Aim of the exercise
Reproduce the material below line by line, beginning with its first line and ending with the line that contains "plt.rcParams['font.family'] = ['Lato', 'DejaVu"; leave out pictures.

Data excerpts
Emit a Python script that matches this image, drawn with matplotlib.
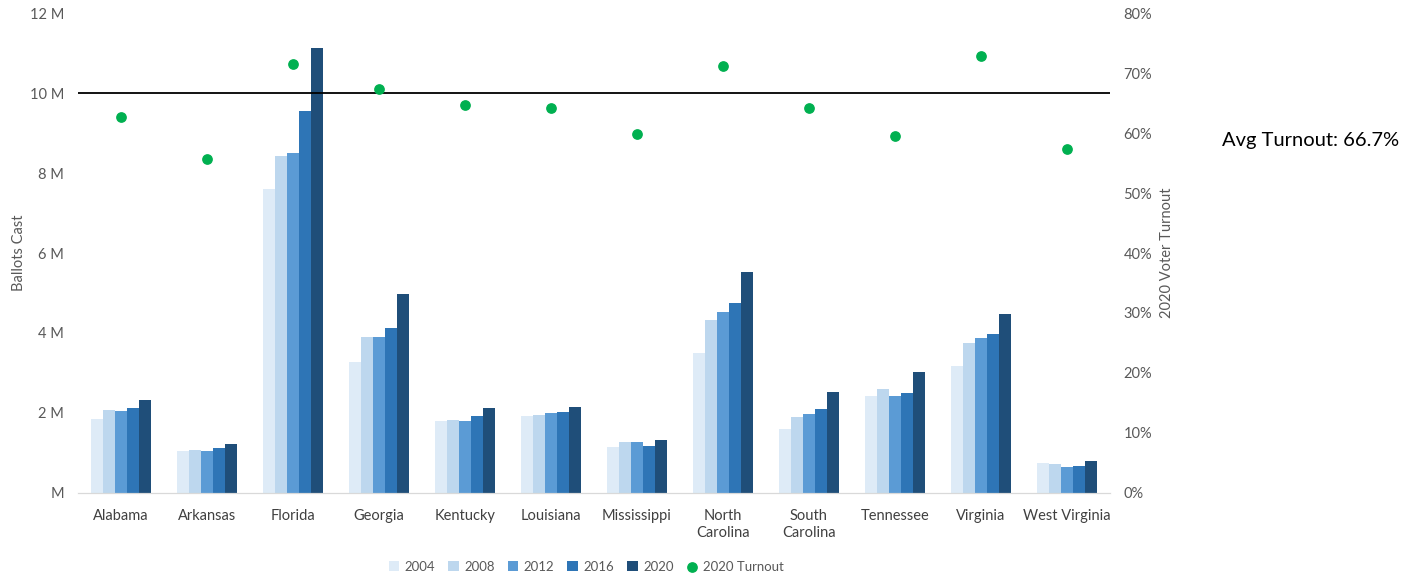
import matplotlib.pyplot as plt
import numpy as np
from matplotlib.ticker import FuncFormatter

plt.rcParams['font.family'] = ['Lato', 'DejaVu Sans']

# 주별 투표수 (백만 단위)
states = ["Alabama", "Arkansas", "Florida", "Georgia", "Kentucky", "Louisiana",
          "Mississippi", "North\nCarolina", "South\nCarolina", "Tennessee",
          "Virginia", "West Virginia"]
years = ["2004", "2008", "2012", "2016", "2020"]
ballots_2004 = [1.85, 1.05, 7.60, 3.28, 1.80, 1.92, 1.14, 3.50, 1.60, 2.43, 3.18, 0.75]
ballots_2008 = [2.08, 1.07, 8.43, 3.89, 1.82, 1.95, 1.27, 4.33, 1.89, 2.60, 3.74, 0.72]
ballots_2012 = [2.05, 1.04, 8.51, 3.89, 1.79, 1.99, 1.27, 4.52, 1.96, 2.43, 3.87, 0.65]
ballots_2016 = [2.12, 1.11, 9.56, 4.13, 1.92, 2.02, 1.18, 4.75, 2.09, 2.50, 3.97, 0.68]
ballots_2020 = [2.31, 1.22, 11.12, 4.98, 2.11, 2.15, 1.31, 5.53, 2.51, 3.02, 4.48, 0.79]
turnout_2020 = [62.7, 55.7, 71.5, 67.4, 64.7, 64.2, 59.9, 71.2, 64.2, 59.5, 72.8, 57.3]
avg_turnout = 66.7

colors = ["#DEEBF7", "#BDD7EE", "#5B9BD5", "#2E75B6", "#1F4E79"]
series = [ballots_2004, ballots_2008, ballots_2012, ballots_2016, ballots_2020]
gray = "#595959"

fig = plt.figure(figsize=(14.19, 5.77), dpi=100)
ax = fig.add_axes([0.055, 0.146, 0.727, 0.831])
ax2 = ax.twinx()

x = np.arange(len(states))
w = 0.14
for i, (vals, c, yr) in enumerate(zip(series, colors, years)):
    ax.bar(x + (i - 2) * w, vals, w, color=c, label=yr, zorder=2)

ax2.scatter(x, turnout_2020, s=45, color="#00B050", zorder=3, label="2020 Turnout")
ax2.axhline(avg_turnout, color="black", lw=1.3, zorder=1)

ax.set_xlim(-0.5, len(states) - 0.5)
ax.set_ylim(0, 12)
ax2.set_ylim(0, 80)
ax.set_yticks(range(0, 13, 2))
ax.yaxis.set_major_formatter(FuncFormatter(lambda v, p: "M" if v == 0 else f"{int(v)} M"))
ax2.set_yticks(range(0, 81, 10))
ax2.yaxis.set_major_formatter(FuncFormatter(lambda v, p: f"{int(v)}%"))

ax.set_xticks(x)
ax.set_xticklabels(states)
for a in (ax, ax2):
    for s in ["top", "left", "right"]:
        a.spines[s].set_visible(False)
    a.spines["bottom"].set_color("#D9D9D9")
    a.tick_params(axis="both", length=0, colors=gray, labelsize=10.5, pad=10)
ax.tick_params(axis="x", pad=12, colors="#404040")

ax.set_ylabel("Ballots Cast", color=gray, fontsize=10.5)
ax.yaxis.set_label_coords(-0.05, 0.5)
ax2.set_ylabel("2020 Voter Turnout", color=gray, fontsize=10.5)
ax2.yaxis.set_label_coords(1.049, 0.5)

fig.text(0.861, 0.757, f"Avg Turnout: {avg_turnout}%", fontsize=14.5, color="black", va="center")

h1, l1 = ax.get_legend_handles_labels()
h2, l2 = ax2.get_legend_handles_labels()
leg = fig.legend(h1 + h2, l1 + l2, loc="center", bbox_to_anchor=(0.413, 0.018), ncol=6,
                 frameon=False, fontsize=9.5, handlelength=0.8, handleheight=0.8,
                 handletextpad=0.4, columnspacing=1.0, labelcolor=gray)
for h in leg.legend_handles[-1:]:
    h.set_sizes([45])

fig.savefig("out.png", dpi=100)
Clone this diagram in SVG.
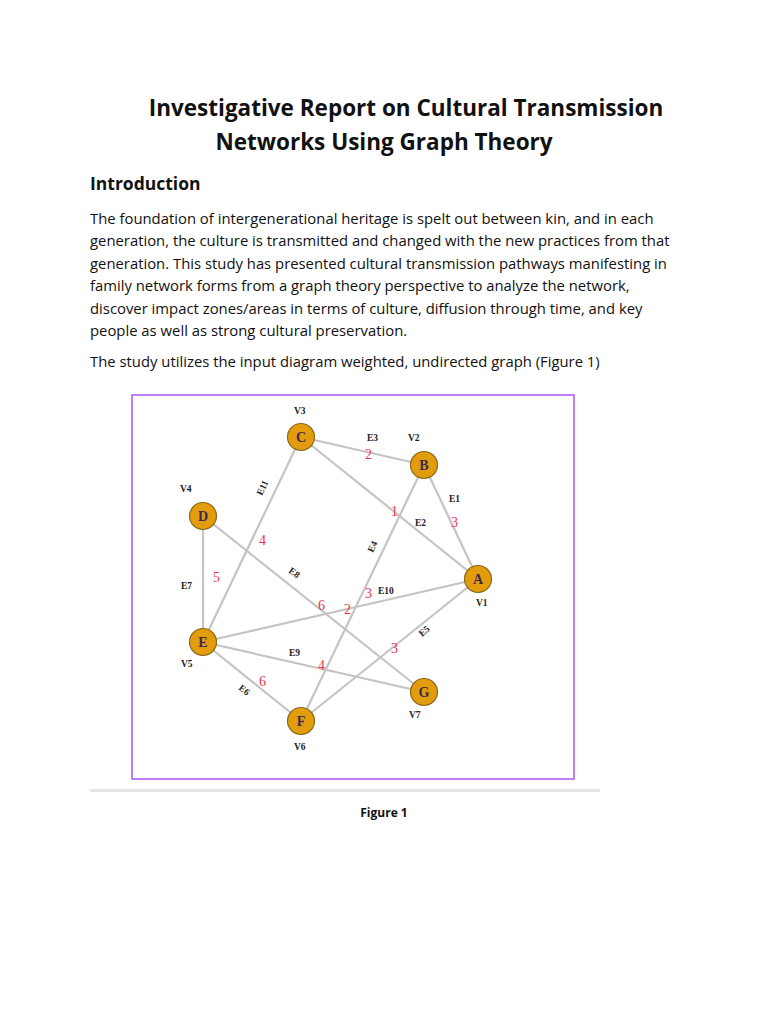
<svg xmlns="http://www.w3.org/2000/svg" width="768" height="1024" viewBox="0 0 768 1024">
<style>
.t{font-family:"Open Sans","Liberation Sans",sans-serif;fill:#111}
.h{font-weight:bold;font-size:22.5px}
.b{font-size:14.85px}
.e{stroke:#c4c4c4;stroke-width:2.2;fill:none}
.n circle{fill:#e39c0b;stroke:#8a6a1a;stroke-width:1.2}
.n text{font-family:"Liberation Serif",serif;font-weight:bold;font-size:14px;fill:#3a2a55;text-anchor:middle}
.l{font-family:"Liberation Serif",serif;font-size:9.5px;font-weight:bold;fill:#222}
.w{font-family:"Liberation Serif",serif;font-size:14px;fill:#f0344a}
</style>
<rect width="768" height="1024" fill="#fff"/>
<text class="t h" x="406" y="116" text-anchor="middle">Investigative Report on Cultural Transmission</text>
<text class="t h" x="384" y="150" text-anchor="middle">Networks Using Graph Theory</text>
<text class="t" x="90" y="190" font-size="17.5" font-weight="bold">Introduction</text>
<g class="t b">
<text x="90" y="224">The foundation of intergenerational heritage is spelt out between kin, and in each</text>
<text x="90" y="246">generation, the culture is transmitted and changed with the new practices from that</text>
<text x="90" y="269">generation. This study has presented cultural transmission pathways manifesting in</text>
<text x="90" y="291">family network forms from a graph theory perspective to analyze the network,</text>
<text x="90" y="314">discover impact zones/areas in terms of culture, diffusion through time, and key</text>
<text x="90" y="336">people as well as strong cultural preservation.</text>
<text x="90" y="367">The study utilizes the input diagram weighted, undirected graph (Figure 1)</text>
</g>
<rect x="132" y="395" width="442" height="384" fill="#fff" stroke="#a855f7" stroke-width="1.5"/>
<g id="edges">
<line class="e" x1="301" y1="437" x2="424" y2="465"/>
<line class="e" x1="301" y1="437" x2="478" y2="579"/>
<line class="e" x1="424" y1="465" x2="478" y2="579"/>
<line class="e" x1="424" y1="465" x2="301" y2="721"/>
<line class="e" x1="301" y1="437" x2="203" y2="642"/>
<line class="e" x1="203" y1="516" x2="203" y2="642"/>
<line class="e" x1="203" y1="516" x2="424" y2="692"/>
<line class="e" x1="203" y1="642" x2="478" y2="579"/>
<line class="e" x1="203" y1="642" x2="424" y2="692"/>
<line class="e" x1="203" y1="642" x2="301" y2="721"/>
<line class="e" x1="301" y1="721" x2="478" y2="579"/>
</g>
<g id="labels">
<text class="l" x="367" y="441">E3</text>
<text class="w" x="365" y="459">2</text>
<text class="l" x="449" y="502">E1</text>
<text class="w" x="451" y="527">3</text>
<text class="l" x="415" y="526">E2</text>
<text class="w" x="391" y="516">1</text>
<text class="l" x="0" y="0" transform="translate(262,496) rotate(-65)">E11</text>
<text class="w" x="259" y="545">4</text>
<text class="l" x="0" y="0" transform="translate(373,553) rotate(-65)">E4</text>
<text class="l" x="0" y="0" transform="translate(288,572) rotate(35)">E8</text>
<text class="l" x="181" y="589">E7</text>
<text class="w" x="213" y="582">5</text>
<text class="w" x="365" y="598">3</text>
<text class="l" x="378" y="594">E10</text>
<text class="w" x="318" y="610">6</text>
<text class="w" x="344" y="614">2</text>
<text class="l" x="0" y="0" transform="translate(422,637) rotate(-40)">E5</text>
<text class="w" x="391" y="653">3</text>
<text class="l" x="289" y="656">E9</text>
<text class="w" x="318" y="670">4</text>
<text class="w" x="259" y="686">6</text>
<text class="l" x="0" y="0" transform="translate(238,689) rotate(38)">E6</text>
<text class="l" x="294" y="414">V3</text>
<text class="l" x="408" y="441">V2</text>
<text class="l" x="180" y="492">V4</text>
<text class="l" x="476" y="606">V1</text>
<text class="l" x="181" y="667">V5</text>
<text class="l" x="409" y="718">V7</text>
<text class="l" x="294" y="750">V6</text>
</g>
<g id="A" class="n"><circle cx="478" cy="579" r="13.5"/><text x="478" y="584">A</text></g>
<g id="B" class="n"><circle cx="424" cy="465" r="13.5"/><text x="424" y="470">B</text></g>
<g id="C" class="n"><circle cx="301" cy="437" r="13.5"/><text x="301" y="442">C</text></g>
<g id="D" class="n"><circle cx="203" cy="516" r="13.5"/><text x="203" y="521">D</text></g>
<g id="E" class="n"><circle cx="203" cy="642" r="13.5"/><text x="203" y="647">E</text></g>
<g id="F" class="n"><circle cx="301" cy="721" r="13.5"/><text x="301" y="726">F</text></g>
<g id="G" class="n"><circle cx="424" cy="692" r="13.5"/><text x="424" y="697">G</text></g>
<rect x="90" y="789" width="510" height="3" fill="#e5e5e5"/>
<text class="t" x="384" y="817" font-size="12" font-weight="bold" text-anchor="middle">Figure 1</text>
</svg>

Correct answer
Emit a Python script that matches this image, drawn with matplotlib.
import matplotlib.pyplot as plt
import numpy as np
from matplotlib.ticker import FuncFormatter

plt.rcParams['font.family'] = ['Lato', 'DejaVu Sans']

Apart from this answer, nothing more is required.